# Data shown
________________________________________

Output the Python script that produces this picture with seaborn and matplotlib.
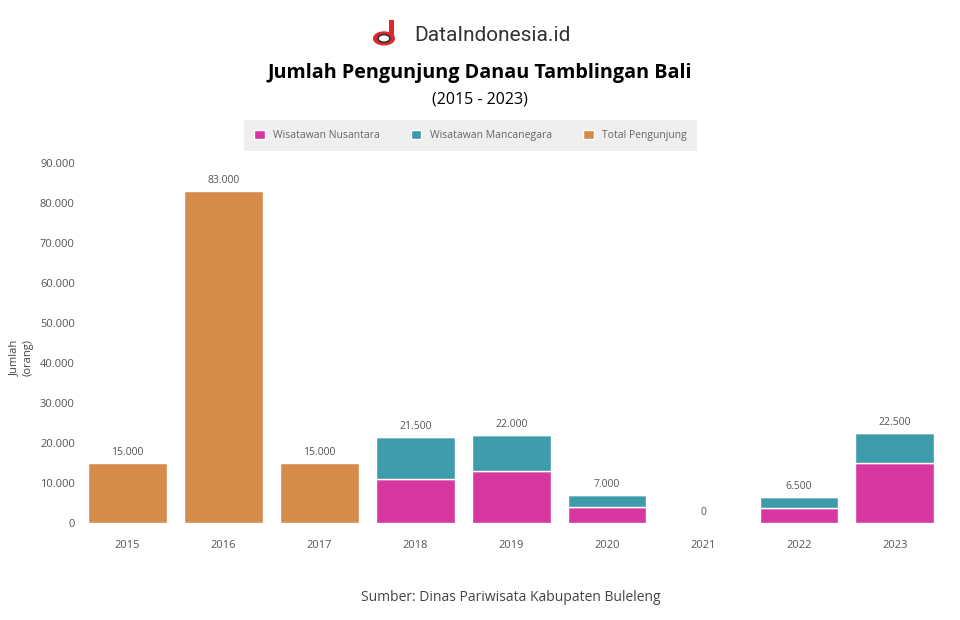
import numpy as np
import pandas as pd
import matplotlib
matplotlib.use("Agg")
import matplotlib.pyplot as plt
from matplotlib.ticker import FuncFormatter
from matplotlib.patches import Circle, Rectangle
import seaborn as sns

# data (visitors)
years = ["2015", "2016", "2017", "2018", "2019", "2020", "2021", "2022", "2023"]
nusantara = [0, 0, 0, 11000, 13000, 4000, 0, 3800, 15000]
mancanegara = [0, 0, 0, 10500, 9000, 3000, 0, 2700, 7500]
total_only = [15000, 83000, 15000, 0, 0, 0, 0, 0, 0]

labels = ["Wisatawan Nusantara", "Wisatawan Mancanegara", "Total Pengunjung"]
colors = ["#D6389F", "#3E9BAA", "#D58C4A"]

sns.set_theme(style="white")
plt.rcParams["font.family"] = ["Open Sans", "DejaVu Sans"]

df = pd.DataFrame({"tahun": years, "nus": nusantara, "man": mancanegara, "tot": total_only})
df["bottom2"] = df["nus"]
df["bottom3"] = df["nus"] + df["man"]

fig = plt.figure(figsize=(9.6, 6.2), dpi=100)
ax = fig.add_axes([0.083, 0.156, 0.899, 0.594])

sns.barplot(data=df, x="tahun", y="nus", color=colors[0], width=0.82,
            saturation=1, ax=ax, label=labels[0])
sns.barplot(data=df, x="tahun", y="man", bottom=df["bottom2"], color=colors[1],
            width=0.82, saturation=1, ax=ax, label=labels[1])
sns.barplot(data=df, x="tahun", y="tot", bottom=df["bottom3"], color=colors[2],
            width=0.82, saturation=1, ax=ax, label=labels[2])
if ax.get_legend() is not None:
    ax.get_legend().remove()

# totals above the bars
totals = df["nus"] + df["man"] + df["tot"]
for i, t in enumerate(totals):
    ax.text(i, t + 1200, f"{t:,.0f}".replace(",", "."), ha="center", va="bottom",
            fontsize=7.5, color="#555555")

ax.set_ylim(0, 92000)
ax.set_yticks(np.arange(0, 90001, 10000))
ax.yaxis.set_major_formatter(FuncFormatter(lambda v, p: f"{v:,.0f}".replace(",", ".")))
ax.tick_params(axis="both", labelsize=8, colors="#555555", length=0)
ax.tick_params(axis="x", pad=12)
ax.set_xlabel("Sumber: Dinas Pariwisata Kabupaten Buleleng", fontsize=10,
              color="#444444", labelpad=28)
ax.set_ylabel("Jumlah\n(orang)", fontsize=8, color="#444444")
ax.yaxis.set_label_coords(-0.054, 0.45)
sns.despine(ax=ax, left=True, bottom=True)
ax.grid(False)

# legend on a grey band
leg = fig.legend(handles=ax.containers, labels=labels, loc="center",
                 bbox_to_anchor=(0.49, 0.782), ncol=3, fontsize=7.5,
                 frameon=True, facecolor="#ebebeb", edgecolor="none",
                 handlelength=1.0, handleheight=1.0, columnspacing=3.0,
                 borderpad=0.95, fancybox=False)
for t in leg.get_texts():
    t.set_color("#666666")

# header
fig.text(0.5, 0.882, "Jumlah Pengunjung Danau Tamblingan Bali", ha="center",
         va="center", fontsize=14.2, fontweight="bold", color="black")
fig.text(0.5, 0.84, "(2015 - 2023)", ha="center", va="center", fontsize=11.5,
         color="black")
fig.text(0.432, 0.943, "DataIndonesia.id", ha="left", va="center",
         fontsize=15, color="#333333", family=["Roboto", "DejaVu Sans"])
# simple logo mark: red "d" with a magnifier ring
fig.patches.append(Circle((0.4, 0.938), 0.0115, transform=fig.transFigure,
                          facecolor="#E0262B", edgecolor="none"))
fig.patches.append(Rectangle((0.405, 0.932), 0.0055, 0.036, transform=fig.transFigure,
                             facecolor="#E0262B", edgecolor="none"))
fig.patches.append(Circle((0.4, 0.938), 0.0062, transform=fig.transFigure,
                          facecolor="white", edgecolor="#333333", lw=1.2))

fig.savefig("out.png", dpi=100, facecolor="white")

________________________________________

# What is expected
Repeat the listing verbatim. Skip the pictures.

# Written reply
Output the Python script that produces this picture with seaborn and matplotlib.
import numpy as np
import pandas as pd
import matplotlib
matplotlib.use("Agg")
import matplotlib.pyplot as plt
from matplotlib.ticker import FuncFormatter
from matplotlib.patches import Circle, Rectangle
import seaborn as sns

# data (visitors)
years = ["2015", "2016", "2017", "2018", "2019", "2020", "2021", "2022", "2023"]
nusantara = [0, 0, 0, 11000, 13000, 4000, 0, 3800, 15000]
mancanegara = [0, 0, 0, 10500, 9000, 3000, 0, 2700, 7500]
total_only = [15000, 83000, 15000, 0, 0, 0, 0, 0, 0]

labels = ["Wisatawan Nusantara", "Wisatawan Mancanegara", "Total Pengunjung"]
colors = ["#D6389F", "#3E9BAA", "#D58C4A"]

sns.set_theme(style="white")
plt.rcParams["font.family"] = ["Open Sans", "DejaVu Sans"]

df = pd.DataFrame({"tahun": years, "nus": nusantara, "man": mancanegara, "tot": total_only})
df["bottom2"] = df["nus"]
df["bottom3"] = df["nus"] + df["man"]

fig = plt.figure(figsize=(9.6, 6.2), dpi=100)
ax = fig.add_axes([0.083, 0.156, 0.899, 0.594])

sns.barplot(data=df, x="tahun", y="nus", color=colors[0], width=0.82,
            saturation=1, ax=ax, label=labels[0])
sns.barplot(data=df, x="tahun", y="man", bottom=df["bottom2"], color=colors[1],
            width=0.82, saturation=1, ax=ax, label=labels[1])
sns.barplot(data=df, x="tahun", y="tot", bottom=df["bottom3"], color=colors[2],
            width=0.82, saturation=1, ax=ax, label=labels[2])
if ax.get_legend() is not None:
    ax.get_legend().remove()

# totals above the bars
totals = df["nus"] + df["man"] + df["tot"]
for i, t in enumerate(totals):
    ax.text(i, t + 1200, f"{t:,.0f}".replace(",", "."), ha="center", va="bottom",
            fontsize=7.5, color="#555555")

ax.set_ylim(0, 92000)
ax.set_yticks(np.arange(0, 90001, 10000))
ax.yaxis.set_major_formatter(FuncFormatter(lambda v, p: f"{v:,.0f}".replace(",", ".")))
ax.tick_params(axis="both", labelsize=8, colors="#555555", length=0)
ax.tick_params(axis="x", pad=12)
ax.set_xlabel("Sumber: Dinas Pariwisata Kabupaten Buleleng", fontsize=10,
              color="#444444", labelpad=28)
ax.set_ylabel("Jumlah\n(orang)", fontsize=8, color="#444444")
ax.yaxis.set_label_coords(-0.054, 0.45)
sns.despine(ax=ax, left=True, bottom=True)
ax.grid(False)

# legend on a grey band
leg = fig.legend(handles=ax.containers, labels=labels, loc="center",
                 bbox_to_anchor=(0.49, 0.782), ncol=3, fontsize=7.5,
                 frameon=True, facecolor="#ebebeb", edgecolor="none",
                 handlelength=1.0, handleheight=1.0, columnspacing=3.0,
                 borderpad=0.95, fancybox=False)
for t in leg.get_texts():
    t.set_color("#666666")

# header
fig.text(0.5, 0.882, "Jumlah Pengunjung Danau Tamblingan Bali", ha="center",
         va="center", fontsize=14.2, fontweight="bold", color="black")
fig.text(0.5, 0.84, "(2015 - 2023)", ha="center", va="center", fontsize=11.5,
         color="black")
fig.text(0.432, 0.943, "DataIndonesia.id", ha="left", va="center",
         fontsize=15, color="#333333", family=["Roboto", "DejaVu Sans"])
# simple logo mark: red "d" with a magnifier ring
fig.patches.append(Circle((0.4, 0.938), 0.0115, transform=fig.transFigure,
                          facecolor="#E0262B", edgecolor="none"))
fig.patches.append(Rectangle((0.405, 0.932), 0.0055, 0.036, transform=fig.transFigure,
                             facecolor="#E0262B", edgecolor="none"))
fig.patches.append(Circle((0.4, 0.938), 0.0062, transform=fig.transFigure,
                          facecolor="white", edgecolor="#333333", lw=1.2))

fig.savefig("out.png", dpi=100, facecolor="white")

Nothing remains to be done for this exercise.